Sunday, July 26, 2009

300: Tunnel to connect SFO, Oakland Airport, 2001?

300.

Published news story by Lurene Helzer, June 28, 2001, Bay City News, “Tunnel Idea for Service between SFO, Oakland Airport”. The story was about discussions for a high-speed ferry or rail service to link Bay area airports to other transport lines in the region. When I wrote this brief story, Lea+Elliott and URS Associates were presenting their ideas to the media in Oakland’s Jack London Square.

Reviewing this short item in January of 2009, it seemed like a set of brilliant but expensive public transportation ideas being discussed. As of now, many of the ideas even for Bay Area Rapid Transit (BART) improvements remain in need of public financing and completion. It at least demonstrates how long public transportation improvements take. If public transportation waits years for necessary structural repairs or upgrades, then the major roads and mass-transit systems remain vulnerable during California's earthquakes.

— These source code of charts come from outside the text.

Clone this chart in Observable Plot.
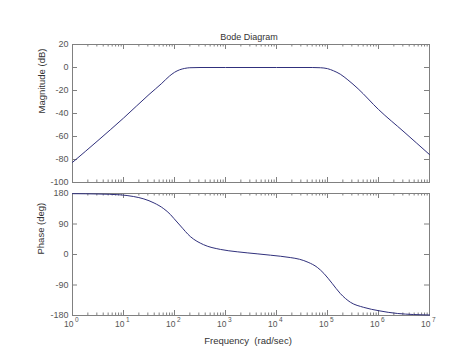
<!DOCTYPE html>
<html><head><meta charset="utf-8">
<script src="https://cdn.jsdelivr.net/npm/d3@7"></script>
<script src="https://cdn.jsdelivr.net/npm/@observablehq/plot@0.6"></script>
<style>
html,body{margin:0;padding:0;background:#fff;overflow:hidden;}
#chart{position:relative;width:474px;height:354px;font-family:"Liberation Sans",Arial,sans-serif;}
#chart svg{position:absolute;left:0;}
</style></head><body><div id="chart"></div>
<script>
// tick definitions
const decades = [0, 1, 2, 3, 4, 5, 6, 7];
const minorFactors = [2, 3, 4, 5, 6, 7, 8, 9];
const magTicks = [-100, -80, -60, -40, -20, 0, 20];
const phaseTicks = [-180, -90, 0, 90, 180];

// magnitude (dB), frequency given as log10(rad/sec)
const magExp = [0, 0.5, 1, 1.5, 1.75, 1.9, 2.0, 2.1, 2.2, 2.3, 2.5, 3, 4, 4.7, 4.86, 5.0, 5.12, 5.25, 5.4, 5.6, 6, 6.5, 7];
const magDb  = [-82.5, -63.5, -44, -23.5, -13.8, -7.5, -4.2, -2.0, -0.8, -0.2, 0, 0, 0, 0, -0.2, -1.0, -2.9, -5.8, -10.8, -18.5, -36.5, -56, -75.7];

// phase (deg)
const phaseExp = [0, 0.5, 0.94, 1.2, 1.4, 1.6, 1.79, 1.92, 1.99, 2.12, 2.31, 2.57, 2.9, 3.23, 3.62, 3.88, 4.27, 4.45, 4.62, 4.8, 4.93, 5.09, 5.25, 5.45, 5.71, 6.01, 6.37, 7];
const phaseDeg = [179.5, 178.5, 176, 171, 164, 152, 135, 118, 106, 84, 53, 29, 15, 8, 2, -2, -9, -14, -23, -38, -56, -85, -115, -141, -156, -166, -174, -178.5];

const W = 474, ML = 72, MR = 45;
const frameW = W - ML - MR;
const majorX = decades.map(d => 10 ** d);
const minorX = decades.slice(0, -1).flatMap(d => minorFactors.map(f => f * 10 ** d));
const lineColor = "#30307c";
const axisColor = "#808080";
const textColor = "#555";
const labelColor = "#333";
const font = "'Liberation Sans', Arial, sans-serif";

function tickMarks(frameH, yTicks) {
  const maj = 5, min = 2.5;
  return [
    Plot.tickX(majorX, {x: d => d, stroke: axisColor, insetTop: frameH - maj}),
    Plot.tickX(majorX, {x: d => d, stroke: axisColor, insetBottom: frameH - maj}),
    Plot.tickX(minorX, {x: d => d, stroke: axisColor, insetTop: frameH - min}),
    Plot.tickX(minorX, {x: d => d, stroke: axisColor, insetBottom: frameH - min}),
    Plot.tickY(yTicks, {y: d => d, stroke: axisColor, insetRight: frameW - maj}),
    Plot.tickY(yTicks, {y: d => d, stroke: axisColor, insetLeft: frameW - maj})
  ];
}

const plotStyle = {background: "transparent", fontFamily: font, fontSize: "9px", color: textColor, overflow: "visible"};

const magData = magExp.map((e, i) => ({w: 10 ** e, v: magDb[i]}));
const phaseData = phaseExp.map((e, i) => ({w: 10 ** e, v: phaseDeg[i]}));

const magPlot = Plot.plot({
  width: W, height: 190, marginLeft: ML, marginRight: MR, marginTop: 44, marginBottom: 8,
  style: plotStyle,
  x: {type: "log", domain: [1, 1e7], axis: null},
  y: {domain: [-100, 20], axis: null},
  marks: [
    Plot.frame({stroke: axisColor}),
    ...tickMarks(138, magTicks),
    Plot.axisY(magTicks, {tickSize: 0, tickPadding: 4, label: null, tickFormat: d => String(d)}),
    Plot.line(magData, {x: "w", y: "v", stroke: lineColor, strokeWidth: 1, curve: "monotone-x"}),
    Plot.text(["Bode Diagram"], {frameAnchor: "top", dx: -2, dy: -11, fill: labelColor, fontSize: 9}),
    Plot.text(["Magnitude (dB)"], {frameAnchor: "left", rotate: -90, dx: -31, fill: labelColor, fontSize: 9.5})
  ]
});

const phasePlot = Plot.plot({
  width: W, height: 169, marginLeft: ML, marginRight: MR, marginTop: 8, marginBottom: 39,
  style: plotStyle,
  x: {type: "log", domain: [1, 1e7], axis: null},
  y: {domain: [-180, 180], axis: null},
  marks: [
    Plot.frame({stroke: axisColor}),
    ...tickMarks(122, phaseTicks),
    Plot.axisY(phaseTicks, {tickSize: 0, tickPadding: 4, label: null, tickFormat: d => String(d)}),
    Plot.line(phaseData, {x: "w", y: "v", stroke: lineColor, strokeWidth: 1, curve: "monotone-x"}),
    Plot.text(decades, {x: d => 10 ** d, text: () => "10", frameAnchor: "bottom", textAnchor: "end", dx: 1, dy: 11.5, fill: textColor, fontSize: 8.5}),
    Plot.text(decades, {x: d => 10 ** d, text: d => String(d), frameAnchor: "bottom", textAnchor: "start", dx: 2.5, dy: 6.5, fill: textColor, fontSize: 6.5}),
    Plot.text(["Frequency\u00a0 (rad/sec)"], {frameAnchor: "bottom", dx: -3, dy: 28, fill: labelColor, fontSize: 9.5}),
    Plot.text(["Phase (deg)"], {frameAnchor: "left", rotate: -90, dx: -32, fill: labelColor, fontSize: 9.5})
  ]
});

const chart = document.getElementById("chart");
magPlot.style.top = "0px";
phasePlot.style.top = "185px";
chart.appendChild(magPlot);
chart.appendChild(phasePlot);
</script>
</body></html>
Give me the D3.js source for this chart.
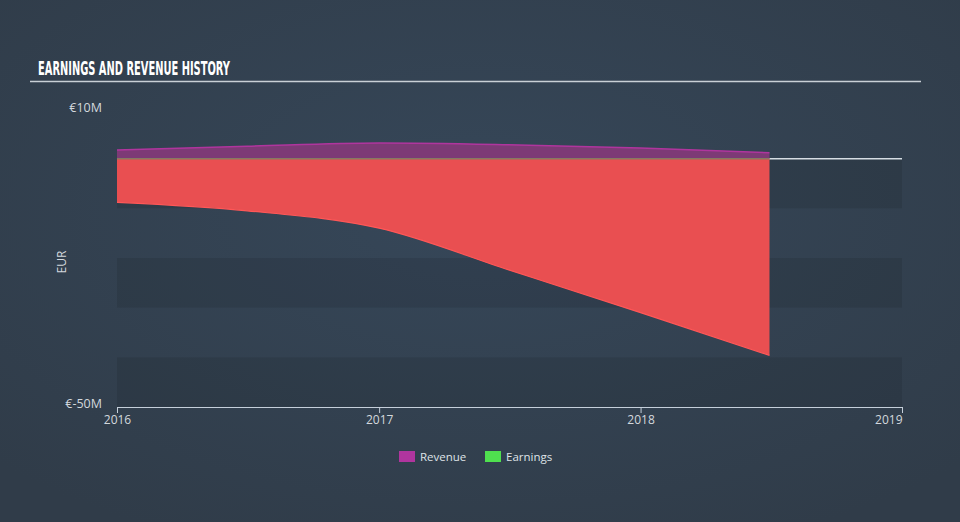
<!DOCTYPE html>
<html>
<head>
<meta charset="utf-8">
<script src="https://cdn.jsdelivr.net/npm/d3@7"></script>
<style>
  html, body { margin: 0; padding: 0; background: #344351; }
  svg { display: block; }
</style>
</head>
<body>
<svg id="chart" width="960" height="522"></svg>
<script>
// ---- data ----
const dates = ["2016-01-01", "2016-07-01", "2017-01-01", "2017-07-01", "2018-01-01", "2018-06-30"];
const revenue = [1.75, 2.5, 3.15, 2.8, 2.15, 1.2];
const earnings = [-8.8, -10.5, -14.0, -22.4, -31.0, -39.6];
const xTickLabels = ["2016", "2017", "2018", "2019"];
const yTickValues = [10, -50];
const bandEdges = [0, -10, -20, -30, -40, -50];
const seriesNames = ["Revenue", "Earnings"];
const seriesColors = ["#b0359e", "#4fe04f"];

const parse = d3.timeParse("%Y-%m-%d");
const rev = dates.map((d, i) => ({ date: parse(d), v: revenue[i] }));
const earn = dates.map((d, i) => ({ date: parse(d), v: earnings[i] }));

const svg = d3.select("#chart");
const W = 960, H = 522;

// background gradient
const defs = svg.append("defs");
const rg = defs.append("radialGradient").attr("id", "bg")
  .attr("cx", "50%").attr("cy", "40%").attr("r", "70%");
rg.append("stop").attr("offset", "0%").attr("stop-color", "#364759");
rg.append("stop").attr("offset", "100%").attr("stop-color", "#303c49");
svg.append("rect").attr("width", W).attr("height", H).attr("fill", "url(#bg)");

const x = d3.scaleTime()
  .domain([new Date(2016, 0, 1), new Date(2019, 0, 1)])
  .range([117, 902]);
const y = d3.scaleLinear().domain([-50, 10]).range([407, 109]);

// title
svg.append("text")
  .attr("x", 38).attr("y", 75)
  .attr("fill", "#ffffff")
  .attr("font-family", "'DejaVu Sans Condensed', 'Liberation Sans Narrow', sans-serif")
  .attr("font-weight", "bold")
  .attr("font-size", 19)
  .attr("textLength", 192)
  .attr("lengthAdjust", "spacingAndGlyphs")
  .text("EARNINGS AND REVENUE HISTORY");
svg.append("line")
  .attr("x1", 30).attr("x2", 921).attr("y1", 81.5).attr("y2", 81.5)
  .attr("stroke", "#c9d0d6").attr("stroke-width", 1.5);

// bands (darker every other 10M)
const bands = [];
for (let i = 0; i < bandEdges.length - 1; i += 2) bands.push([bandEdges[i], bandEdges[i + 1]]);
svg.append("g").selectAll("rect").data(bands).join("rect")
  .attr("x", x.range()[0]).attr("width", x.range()[1] - x.range()[0])
  .attr("y", d => y(d[0])).attr("height", d => y(d[1]) - y(d[0]))
  .attr("fill", "#000").attr("fill-opacity", 0.09);

// zero line
svg.append("line")
  .attr("x1", x.range()[0]).attr("x2", x.range()[1])
  .attr("y1", y(0)).attr("y2", y(0))
  .attr("stroke", "#d6dde3").attr("stroke-width", 1.5);

const curve = d3.curveMonotoneX;

// revenue area
svg.append("path").datum(rev)
  .attr("d", d3.area().curve(curve).x(d => x(d.date)).y0(y(0)).y1(d => y(d.v)))
  .attr("fill", "#7d3a76");
svg.append("path").datum(rev)
  .attr("d", d3.line().curve(curve).x(d => x(d.date)).y(d => y(d.v)))
  .attr("fill", "none").attr("stroke", "#b0359e").attr("stroke-width", 1.5);

// earnings area
svg.append("path").datum(earn)
  .attr("d", d3.area().curve(curve).x(d => x(d.date)).y0(y(0)).y1(d => y(d.v)))
  .attr("fill", "#e94f51");
svg.append("path").datum(earn)
  .attr("d", d3.line().curve(curve).x(d => x(d.date)).y(d => y(d.v)))
  .attr("fill", "none").attr("stroke", "#ff5757").attr("stroke-width", 1.2);

// olive seam at zero within the data range
svg.append("line")
  .attr("x1", x(rev[0].date)).attr("x2", x(rev[rev.length - 1].date))
  .attr("y1", y(0)).attr("y2", y(0))
  .attr("stroke", "#857a62").attr("stroke-width", 1.5);

// y labels
const font = "'Open Sans', 'DejaVu Sans', sans-serif";
svg.append("g").selectAll("text").data(yTickValues).join("text")
  .attr("x", 102)
  .attr("y", d => d === 10 ? y(d) + 3 : y(d) + 1)
  .attr("text-anchor", "end")
  .attr("fill", "#d3d8dd")
  .attr("font-family", font).attr("font-size", 12.5)
  .text(d => "€" + d + "M");
svg.append("text")
  .attr("transform", "translate(66,262) rotate(-90)")
  .attr("text-anchor", "middle")
  .attr("fill", "#d3d8dd")
  .attr("font-family", font).attr("font-size", 12)
  .text("EUR");

// x axis
const xTicks = xTickLabels.map(s => new Date(+s, 0, 1));
const xAxis = d3.axisBottom(x).tickValues(xTicks).tickSize(6).tickSizeOuter(0)
  .tickFormat(d3.timeFormat("%Y"));
const gx = svg.append("g").attr("transform", "translate(0,407)").call(xAxis);
gx.select(".domain").attr("stroke", "#c5cfda").attr("stroke-width", 1.2);
gx.selectAll(".tick line").attr("stroke", "#c5cfda");
gx.selectAll(".tick text")
  .attr("fill", "#d3d8dd")
  .attr("font-family", font).attr("font-size", 12)
  .attr("y", 8)
  .attr("text-anchor", (d, i) => i === xTicks.length - 1 ? "end" : "middle");

// legend
const legendX = [399, 485];
const lg = svg.append("g").selectAll("g").data(seriesNames).join("g")
  .attr("transform", (d, i) => `translate(${legendX[i]},451)`);
lg.append("rect").attr("width", 16).attr("height", 11)
  .attr("fill", (d, i) => seriesColors[i]);
lg.append("text").attr("x", 21).attr("y", 10)
  .attr("fill", "#dfe3e7")
  .attr("font-family", font).attr("font-size", 11.5)
  .text(d => d);
</script>
</body>
</html>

This is a big issue in the Golden State – transportation maintenance -- because earthquakes do not provide helpful hints beforehand. People think there are obvious signs preceding earthquakes, but there are not. You get an idea a massive one is approaching if you haven’t had one in a region for a century or so, but that’s not very helpful for your average politician. He/she can mention it after a quake and gain votes, but before the disaster, the warning is widely ignored.

People even want to find psychic miracles. It gets ridiculous. You might read about birds behaving erratically before earthquakes, for example. This is supposed to serve as notice. It’s comic to take this as useful insight, though. The train-riding man of January 26, 2009 on his way to work at 6 a.m. is not birding. He’s playing with his cellular phone on the platform or reading stock market quotes under the ground or water. In 1996, if you’d had a big quake and that poor man was under San Francisco’s bay, you might not have seen him alive again. California’s various transportation networks remain vulnerable to earthquakes, engineers warn.

On a more positive note, though, projects to improve the strength of BART’s Transbay Tube are today complete. The fantastic, detailed work has made BART safer, stronger for the commuter of 2009.